Math Review: This course is designed for students who need a review of basic math including whole number operations, fractions, decimals, per cents, and measurement.

Geometry: This course is a study of lines and figures that lie in a plane surface with emphasis on congruence, statistics and reasoning, application of formulas for perimeter, areas volumes and surfaces. Students explore more complex geometric and deepen their explanations of geometric relationships, presenting and hearing formal mathematical arguments.

Introduction to Graphic Design: This course covers the course standards for the visual performing arts as it relates to Fine Arts. Instruction includes, posters, book covers, and advertising using various computer applications.

Physical Science I, II: These courses develop a basic understanding of earth science including the universe, the planet earth, and the earth’s atmosphere and changing surface.

Pre-Algebra: Course content includes an introduction to number sense, algebra and functions, measurement and geometry, statistics, data analysis and probability, and mathematical reasoning.

Spanish I, II: This course offers an introductory program that is designed to help students attain a desirable level of proficiency in four basic skills, speaking, listening, reading and writing. The course makes language acquisition a natural, personalized, enjoyable, and rewarding experience.

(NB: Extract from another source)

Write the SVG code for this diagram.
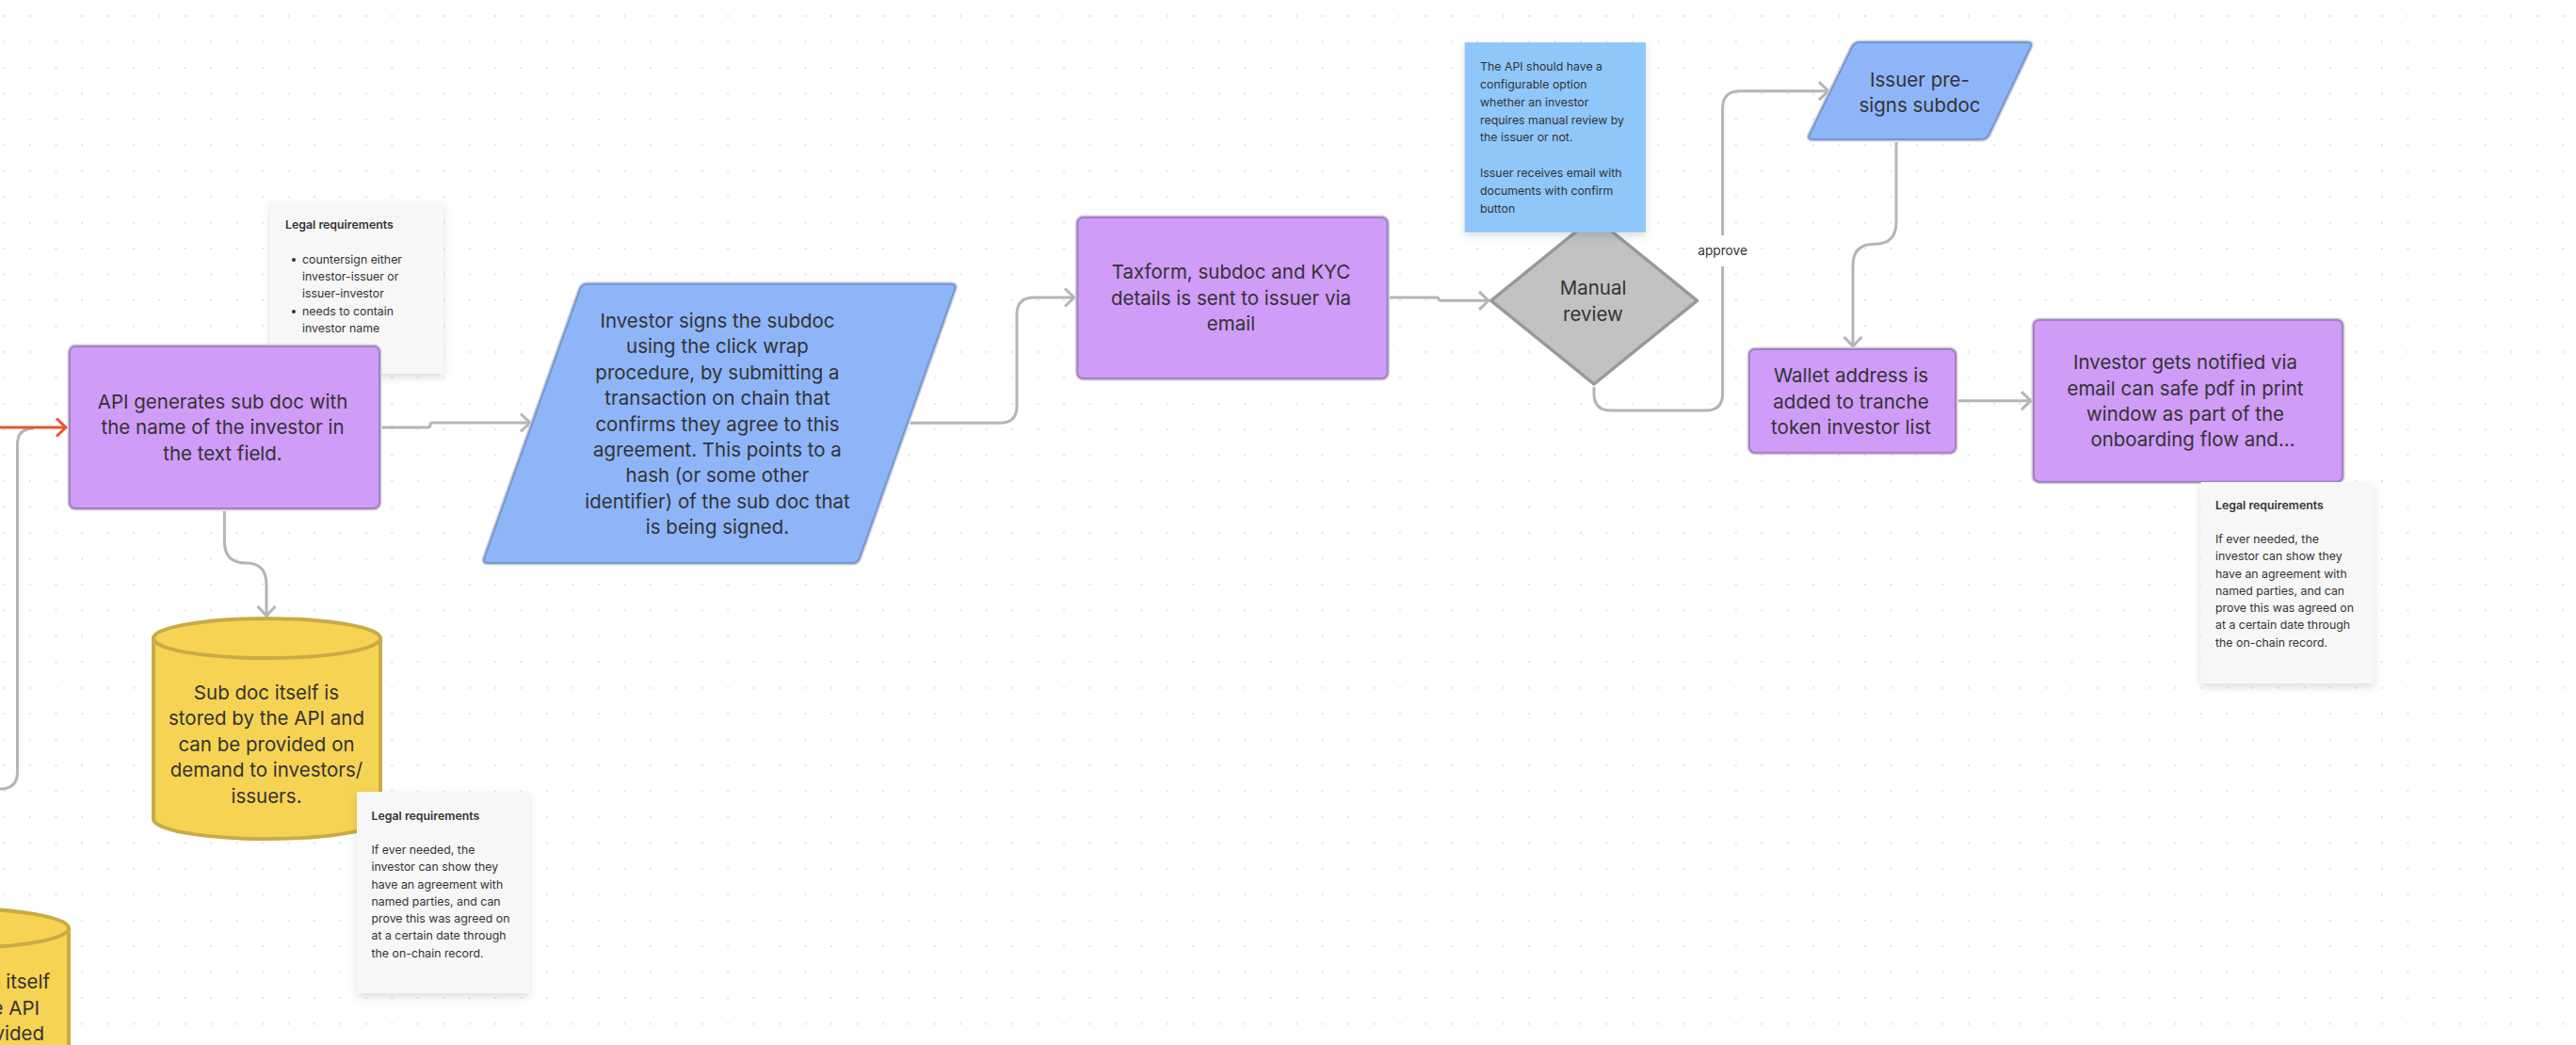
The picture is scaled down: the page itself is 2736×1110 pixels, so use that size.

Speech: The basic steps for the organization and delivery of a speech are covered. The elements of good public speaking and the importance of audience planning are stressed. Students are able to practice speeches in a non-threatening environment.

U.S. Government: This course introduces students to the structure of the government of the United States as created by the framers of the Constitution including the legislative, executive, and judicial branches and the functions of the national, state, and local governments.

United States History I, II: These courses cover political, social, and economic development of the United States, discovery, colonial period struggle for independence, establishment of constitutional government, Civil War, World War I and II, personalities, and ideas and events in American history to the present.

World History I, II: These courses are offered to give students a global perspective of world history and geography. Students will gain the realization that we live in an interdependent global community whose well-being depends in part on cross-culture awareness, communication, cooperation, and respect.